If you have a specific interest in shadowing in a particular specialty of medicine or want to know what kind of unique shadowing opportunities are available to you (correctional facility medicine, rural medicine, osteopathic medicine, etc), don't hesitate to contact Dr. Powers. He can help coordinate short or long-term shadowing experiences for you.
PBPM Staff work directly with the volunteer coordinators at the UVA Health System to provide an orientation to UVA Hospital as well as to discuss weekly volunteer opportunities at its medical center. Students who choose to pursue a volunteer opportunity at UVA are expected to complete a total of 50 volunteer hours, ideally through a 3 hour/week shift.
PBPM '18 Alum, Michael Schad writes: My decision to volunteer in the UVa ER was initially motivated by my prior experience as an EMT and desire to learn more about this field of medicine. However, while I was no doubt driven by a personal interest in EM, I would highly recommend this position to anyone for whom strong patient interaction is a priority. In this volunteer role, you are afforded the opportunity to make rounds in the ER and offer comfort items to patients. This small gesture generally has a positive impact on those you serve and can lead to many interesting conversations and experiences. Volunteers also restock supplies, which is always appreciated by the healthcare staff.
Post-bac students interested in volunteering at Charlottesville Free Clinic will be notified when a volunteer orientation becomes available. Student volunteers have opportunities to serve in a variety of clinical, patient-facing, or administrative roles which work alongside volunteer medical professionals (doctors, nurses, medical students, etc) and provide insight into what healthcare opportunities are available to low-income populations. Volunteers sign up for shifts when they are available on specific weeknights, so scheduling can be a bit more flexible.
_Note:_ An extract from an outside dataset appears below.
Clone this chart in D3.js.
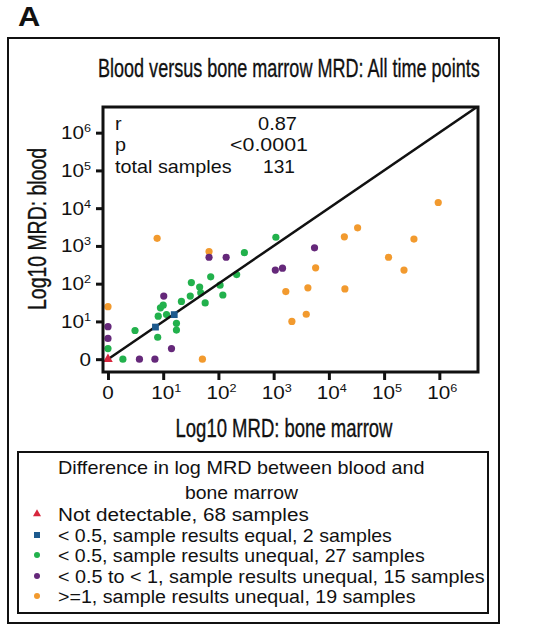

PBPM '18 Alum, Vanessa Ramirez writes: During the post-bac program, I chose to volunteer at the Charlottesville Free Clinic because it gave me unique insight into all aspects of a clinic. As an Interpreter, I was involved in every portion of a patient’s visit. I gained exposure to financial screening, administrative operations, triage, physician’s visits, exit interviews and pharmacy. I also got the opportunity to work with a variety of different specialties such as endocrinology, dermatology and psychiatry. I was able to develop great relationships with providers and staff, and even got to know some of the patients. The clinic also opened my eyes to many of the challenges faced in modern healthcare. Volunteering at the Free Clinic provided invaluable experience which has been instrumental to the application process.